I don’t know how they’ll be solved, but I believe they can be. The purpose of this blog is to disprove the detractors who believe DFS’s skill gap is permanent. It is not. It will evolve.

About the author

Ezra Galston
Ezra Galston

Consumer focused hustling @Chicago Ventures, Young Entrepreneur @Foundation Capital, Class 18 @Kauffman Fellow, and Chicago Booth MBA. Former professional poker player, with 4 years experience doing marketing/biz dev in the online gaming industry. Launched a "poker hedge fund" in 2011, a record label in College, and produced a festival screened short film in 2006.

  • Ashley Chase

    You suggest the skill gap between existing DFS players will narrow as the industry matures but the bigger problem (now facing online poker) is that the skill gap between existing players and new players will increase. This is the issue facing online poker now, new players have zero shot of depositing $50 and running it up. In the industry’s infancy it was fairly common for new players to run up their initial deposit (at least for a couple of weeks!). So i completely disagree with your view that the skill gap will reduce as the % of new players on the site each week will make up a significant % of overall players and the skill gap between them and existing players will be huge (and bigger than it is today) as players get better.

    • egalston

      Sorry for the delay – it’s a fair critique but I would disagree there again. While it’s certainly more difficult to run up a bankroll nowadays in online poker it’s by no means impossible, and those who are accomplishing it, are putting in lots of hard work. On the flip side, the knowledge base & skill of the average recreational player has now increased to the point where they can comfortably play for many hours (and be entertained) by making fewer fundamental mistakes. If you’ve noticed the games are tighter all around, that’s not just because they;re shark infested…it’s because the amateurs aren’t as bad as they were in 2006 before poker theory became more well known.
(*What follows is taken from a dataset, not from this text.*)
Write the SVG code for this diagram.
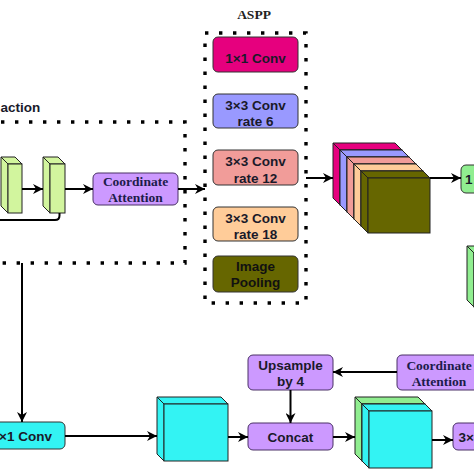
<svg xmlns="http://www.w3.org/2000/svg" width="474" height="474" viewBox="0 0 474 474">
<style>
.sans{font-family:"Liberation Sans",Arial,sans-serif;font-weight:bold;font-size:13.5px;fill:#1a1a2a}
.serif{font-family:"Liberation Serif","Times New Roman",serif;font-weight:bold;font-size:13.5px;fill:#1c1c4a}
.dots{fill:none;stroke:#000;stroke-width:3.4;stroke-dasharray:3.4 10.6}
.ln{fill:none;stroke:#000;stroke-width:2}
.pur{fill:#CC99FF;stroke:#4a3166;stroke-width:1}
.edge{stroke:#222;stroke-width:1}
</style>
<defs>
<marker id="ah" markerUnits="userSpaceOnUse" markerWidth="11" markerHeight="10" refX="10" refY="5" orient="auto">
<path d="M0,0 L10,5 L0,10 L3,5 Z" fill="#000"/>
</marker>
</defs>
<rect width="474" height="474" fill="#fff"/>

<g id="feature-extraction">
<path class="dots" d="M1,122 H185 V263 H1"/>
<text class="sans" x="0.5" y="112" font-size="13">action</text>
</g>

<g id="aspp">
<rect class="dots" x="205" y="33" width="101" height="270"/>
<text class="serif" x="254" y="19" text-anchor="middle" font-size="12.5" style="fill:#222">ASPP</text>
</g>

<g id="cuboid1" class="edge">
<path d="M1,157 L15,157 L22,164 L8,164 Z" fill="#D2F59E"/>
<path d="M1,157 L8,164 L8,213 L1,206 Z" fill="#D2F59E"/>
<rect x="8" y="164" width="14" height="49" fill="#D2F59E"/>
</g>
<g id="cuboid2" class="edge">
<path d="M43,157 L58,157 L65,164 L50,164 Z" fill="#D2F59E"/>
<path d="M43,157 L50,164 L50,213 L43,206 Z" fill="#D2F59E"/>
<rect x="50" y="164" width="15" height="49" fill="#D2F59E"/>
</g>

<g id="coord-att-1">
<rect class="pur" x="93" y="173" width="85" height="32" rx="5"/>
<text class="serif" x="135.5" y="185.5" text-anchor="middle">Coordinate</text>
<text class="serif" x="135.5" y="202" text-anchor="middle">Attention</text>
</g>

<g id="conv1x1" stroke="#333" stroke-width="1">
<rect x="213" y="37" width="85" height="35" rx="5" fill="#E6007E"/>
<text class="sans" x="255.5" y="63" text-anchor="middle" stroke="none">1×1 Conv</text>
</g>
<g id="conv-rate6" stroke="#333" stroke-width="1">
<rect x="213" y="94" width="85" height="34" rx="5" fill="#9999FF"/>
<text class="sans" x="255.5" y="109.5" text-anchor="middle" stroke="none">3×3 Conv</text>
<text class="sans" x="255.5" y="126" text-anchor="middle" stroke="none">rate 6</text>
</g>
<g id="conv-rate12" stroke="#333" stroke-width="1">
<rect x="213" y="150" width="85" height="35" rx="5" fill="#F19C99"/>
<text class="sans" x="255.5" y="166" text-anchor="middle" stroke="none">3×3 Conv</text>
<text class="sans" x="255.5" y="182.5" text-anchor="middle" stroke="none">rate 12</text>
</g>
<g id="conv-rate18" stroke="#333" stroke-width="1">
<rect x="213" y="207" width="85" height="34" rx="5" fill="#FFCC99"/>
<text class="sans" x="255.5" y="223" text-anchor="middle" stroke="none">3×3 Conv</text>
<text class="sans" x="255.5" y="239" text-anchor="middle" stroke="none">rate 18</text>
</g>
<g id="image-pooling" stroke="#333" stroke-width="1">
<rect x="213" y="256" width="85" height="36" rx="5" fill="#666600"/>
<text class="sans" x="255.5" y="271" text-anchor="middle" stroke="none" style="fill:#111">Image</text>
<text class="sans" x="255.5" y="287" text-anchor="middle" stroke="none" style="fill:#111">Pooling</text>
</g>

<g id="stacked-features" class="edge">
<g fill="#E6007E">
<path d="M333,143 L395,143 L402,150 L340,150 Z"/><path d="M333,143 L340,150 L340,205 L333,198 Z"/><rect x="340" y="150" width="62" height="55"/>
</g>
<g fill="#9999FF">
<path d="M340,150 L402,150 L409,157 L347,157 Z"/><path d="M340,150 L347,157 L347,212 L340,205 Z"/><rect x="347" y="157" width="62" height="55"/>
</g>
<g fill="#F19C99">
<path d="M347,157 L409,157 L416,164 L354,164 Z"/><path d="M347,157 L354,164 L354,219 L347,212 Z"/><rect x="354" y="164" width="62" height="55"/>
</g>
<g fill="#FFCC99">
<path d="M354,164 L416,164 L423,171 L361,171 Z"/><path d="M354,164 L361,171 L361,226 L354,219 Z"/><rect x="361" y="171" width="62" height="55"/>
</g>
<g fill="#666600">
<path d="M361,171 L423,171 L430,178 L368,178 Z"/><path d="M361,171 L368,178 L368,233 L361,226 Z"/><rect x="368" y="178" width="62" height="55"/>
</g>
</g>

<g id="conv1x1-right" stroke="#333" stroke-width="1">
<rect x="461" y="165" width="40" height="28" rx="5" fill="#90EE90"/>
<text class="sans" x="465" y="184" stroke="none">1</text>
</g>

<g id="green-cuboid-right" class="edge" fill="#90EE90">
<path d="M467,246 L500,246 L507,253 L474,253 Z"/>
<path d="M467,246 L474,253 L474,307 L467,300 Z"/>
<rect x="474" y="253" width="33" height="54"/>
</g>

<g id="conv1x1-low" stroke="#333" stroke-width="1">
<rect x="-20" y="422" width="85" height="27" rx="5" fill="#33F3F3"/>
<text class="sans" x="52" y="440.5" text-anchor="end" stroke="none" font-size="13">×1 Conv</text>
</g>

<g id="cyan-cube" class="edge" fill="#33F3F3">
<path d="M157,397 L221,397 L228,404 L164,404 Z"/>
<path d="M157,397 L164,404 L164,461 L157,454 Z"/>
<rect x="164" y="404" width="64" height="57"/>
</g>

<g id="upsample">
<rect class="pur" x="248" y="355" width="85" height="35" rx="5"/>
<text class="sans" x="290.5" y="370" text-anchor="middle">Upsample</text>
<text class="sans" x="290.5" y="386" text-anchor="middle">by 4</text>
</g>

<g id="concat">
<rect class="pur" x="248" y="423" width="85" height="27" rx="5"/>
<text class="sans" x="290.5" y="441.5" text-anchor="middle">Concat</text>
</g>

<g id="coord-att-2">
<rect class="pur" x="397" y="355" width="90" height="35" rx="5"/>
<text class="serif" x="439" y="370" text-anchor="middle">Coordinate</text>
<text class="serif" x="439" y="385.5" text-anchor="middle">Attention</text>
</g>

<g id="concat-cube" class="edge">
<g fill="#90EE90">
<path d="M355,397 L418,397 L425,404 L362,404 Z"/><path d="M355,397 L362,404 L362,461 L355,454 Z"/><rect x="362" y="404" width="63" height="57"/>
</g>
<g fill="#33F3F3">
<path d="M362,404 L425,404 L432,411 L369,411 Z"/><path d="M362,404 L369,411 L369,468 L362,461 Z"/><rect x="369" y="411" width="63" height="57"/>
</g>
</g>

<g id="conv3x3-low">
<rect class="pur" x="453" y="423" width="40" height="27" rx="5"/>
<text class="sans" x="458.5" y="441.5" font-size="13">3×</text>
</g>

<g id="connectors">
<line class="ln" x1="22" y1="189" x2="43" y2="189" marker-end="url(#ah)"/>
<line class="ln" x1="65" y1="189" x2="93" y2="189" marker-end="url(#ah)"/>
<line class="ln" x1="178" y1="189" x2="205" y2="189" marker-end="url(#ah)"/>
<line class="ln" x1="306" y1="178" x2="333" y2="178" marker-end="url(#ah)"/>
<line class="ln" x1="430" y1="178" x2="461" y2="178" marker-end="url(#ah)"/>
<path class="ln" d="M0,220 H55 Q59.5,220 59.5,215.5 V213"/>
<line class="ln" x1="22" y1="263" x2="22" y2="422" marker-end="url(#ah)"/>
<line class="ln" x1="65" y1="436" x2="157" y2="436" marker-end="url(#ah)"/>
<line class="ln" x1="228" y1="437" x2="248" y2="437" marker-end="url(#ah)"/>
<line class="ln" x1="290.5" y1="390" x2="290.5" y2="423" marker-end="url(#ah)"/>
<line class="ln" x1="397" y1="372" x2="333" y2="372" marker-end="url(#ah)"/>
<line class="ln" x1="333" y1="437" x2="355" y2="437" marker-end="url(#ah)"/>
<line class="ln" x1="432" y1="440" x2="453" y2="440" marker-end="url(#ah)"/>
</g>
</svg>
      That’s how I see it anyways.

  • Kevin Footballgeek

    Great article and spot on. I actually run a 3rd party training application. As a top 100 ranked player I felt that I could help new “minnows” avoid the sharks and play profitably by teaching the bankroll management and lineup construction methodologies I came up with when I started in DFS back in 2011. I’m available for interviewing purposes 🙂


    There is no skill gap, unless you count being the group with 500 LUs to the minnows 1 skill, and in a way, I guess it is. Sorry, 1.3% are winning so much because they are drowning the entries, it’s very interesting how our industry leaders think this is the “skill” they want to promote…Let me pose this question, would you enter a 1500 dollar year long league where one guy controlled 4 teams to your 1? Of course not, it would be idiotic. They are the guys willing to venture the most money, which takes guts, but I’m sick of the lying that these guys up top are the “greatest”. I watched Fanduels WBC, the top 2 guys very rarely beat me in 3 and 5 mans when I played, but I would never attack the qualifiers like they do because I think it’s just silly and unchallenging.